Implications of the Economic Loss Doctrine
The court considered the implications of the economic loss doctrine in evaluating Ford's arguments against certain claims. This doctrine generally restricts tort claims for economic losses stemming from contractual breaches, requiring that such claims arise independently of contractual duties. However, the court noted that many jurisdictions recognize exceptions to this rule, particularly in cases involving fraud or misrepresentation. Given that the plaintiffs alleged Ford had actively concealed information regarding the oil consumption defect, the court determined that these claims fell within the exceptions to the economic loss doctrine.
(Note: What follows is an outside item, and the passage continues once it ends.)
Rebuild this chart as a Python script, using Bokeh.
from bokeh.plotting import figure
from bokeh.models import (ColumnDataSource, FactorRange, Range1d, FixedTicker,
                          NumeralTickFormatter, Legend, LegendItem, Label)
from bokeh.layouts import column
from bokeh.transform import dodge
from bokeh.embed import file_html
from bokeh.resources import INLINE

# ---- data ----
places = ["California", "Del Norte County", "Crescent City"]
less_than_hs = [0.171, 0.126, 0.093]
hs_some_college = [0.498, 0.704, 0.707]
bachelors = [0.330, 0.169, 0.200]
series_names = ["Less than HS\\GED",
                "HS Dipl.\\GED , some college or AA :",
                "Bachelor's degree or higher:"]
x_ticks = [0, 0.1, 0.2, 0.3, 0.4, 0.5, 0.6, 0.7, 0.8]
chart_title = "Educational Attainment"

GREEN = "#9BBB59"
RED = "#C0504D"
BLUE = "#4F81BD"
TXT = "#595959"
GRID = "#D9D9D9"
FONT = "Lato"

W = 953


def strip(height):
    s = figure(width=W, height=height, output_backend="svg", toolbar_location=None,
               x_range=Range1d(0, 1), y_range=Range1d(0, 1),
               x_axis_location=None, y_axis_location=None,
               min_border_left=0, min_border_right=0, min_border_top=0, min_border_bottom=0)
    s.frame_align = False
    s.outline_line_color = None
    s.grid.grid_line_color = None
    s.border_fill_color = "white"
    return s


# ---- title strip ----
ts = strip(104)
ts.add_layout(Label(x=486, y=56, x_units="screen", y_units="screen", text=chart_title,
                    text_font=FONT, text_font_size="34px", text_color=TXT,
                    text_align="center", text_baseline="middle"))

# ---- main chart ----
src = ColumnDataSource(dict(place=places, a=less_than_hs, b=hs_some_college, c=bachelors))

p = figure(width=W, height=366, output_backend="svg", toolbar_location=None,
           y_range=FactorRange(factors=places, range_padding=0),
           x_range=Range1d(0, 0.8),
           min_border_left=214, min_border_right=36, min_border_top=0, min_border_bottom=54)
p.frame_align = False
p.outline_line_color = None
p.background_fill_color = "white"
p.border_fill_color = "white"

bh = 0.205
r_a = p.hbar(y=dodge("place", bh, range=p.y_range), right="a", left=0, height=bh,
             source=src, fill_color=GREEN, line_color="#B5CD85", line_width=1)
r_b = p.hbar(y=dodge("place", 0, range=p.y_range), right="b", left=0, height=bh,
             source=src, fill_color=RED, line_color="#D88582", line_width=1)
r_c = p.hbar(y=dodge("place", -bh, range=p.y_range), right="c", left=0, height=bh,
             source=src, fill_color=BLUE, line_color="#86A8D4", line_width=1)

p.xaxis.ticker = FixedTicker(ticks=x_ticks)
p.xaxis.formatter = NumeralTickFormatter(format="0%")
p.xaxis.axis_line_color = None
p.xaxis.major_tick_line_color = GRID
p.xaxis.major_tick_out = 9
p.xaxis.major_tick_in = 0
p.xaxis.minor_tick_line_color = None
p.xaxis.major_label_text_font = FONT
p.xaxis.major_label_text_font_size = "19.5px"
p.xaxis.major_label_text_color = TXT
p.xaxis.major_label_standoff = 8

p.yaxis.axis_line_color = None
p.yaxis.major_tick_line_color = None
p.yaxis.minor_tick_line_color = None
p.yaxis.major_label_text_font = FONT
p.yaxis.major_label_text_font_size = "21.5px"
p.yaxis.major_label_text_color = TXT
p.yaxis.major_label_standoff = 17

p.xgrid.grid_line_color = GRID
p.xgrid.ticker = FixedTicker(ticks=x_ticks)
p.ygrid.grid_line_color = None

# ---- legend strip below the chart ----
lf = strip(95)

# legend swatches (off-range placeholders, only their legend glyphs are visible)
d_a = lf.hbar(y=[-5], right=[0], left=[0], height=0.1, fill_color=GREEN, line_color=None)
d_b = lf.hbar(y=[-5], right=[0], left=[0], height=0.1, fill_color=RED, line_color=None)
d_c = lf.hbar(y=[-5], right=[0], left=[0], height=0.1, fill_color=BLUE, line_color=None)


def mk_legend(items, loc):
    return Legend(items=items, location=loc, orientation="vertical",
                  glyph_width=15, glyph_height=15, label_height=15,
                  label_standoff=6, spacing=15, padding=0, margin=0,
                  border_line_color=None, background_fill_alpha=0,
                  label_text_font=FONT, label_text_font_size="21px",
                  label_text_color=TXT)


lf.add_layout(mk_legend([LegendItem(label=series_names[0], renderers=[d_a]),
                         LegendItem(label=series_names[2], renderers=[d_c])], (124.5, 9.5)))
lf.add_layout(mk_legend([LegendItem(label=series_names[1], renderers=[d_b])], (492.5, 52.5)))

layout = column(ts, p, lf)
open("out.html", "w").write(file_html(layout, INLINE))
The court's analysis indicated that the plaintiffs had sufficiently alleged fraudulent conduct, which allowed their claims to proceed despite Ford's assertions regarding the economic loss doctrine.
Appointment of Interim Class Counsel
The court addressed the plaintiffs' request for the appointment of interim class counsel, recognizing the importance of having designated representatives to efficiently manage the litigation process. The court evaluated the qualifications of the proposed counsel, considering their experience in class action and complex litigation relevant to the case at hand. The court found that the firms involved had demonstrated significant expertise in product defect cases and had committed adequate resources to represent the class effectively. The appointment of interim co-lead counsel and a steering committee was deemed necessary to ensure that the interests of the putative class were adequately protected during the pre-certification phase of the litigation. Thus, the court granted the plaintiffs' motion, solidifying the leadership structure for the ongoing litigation.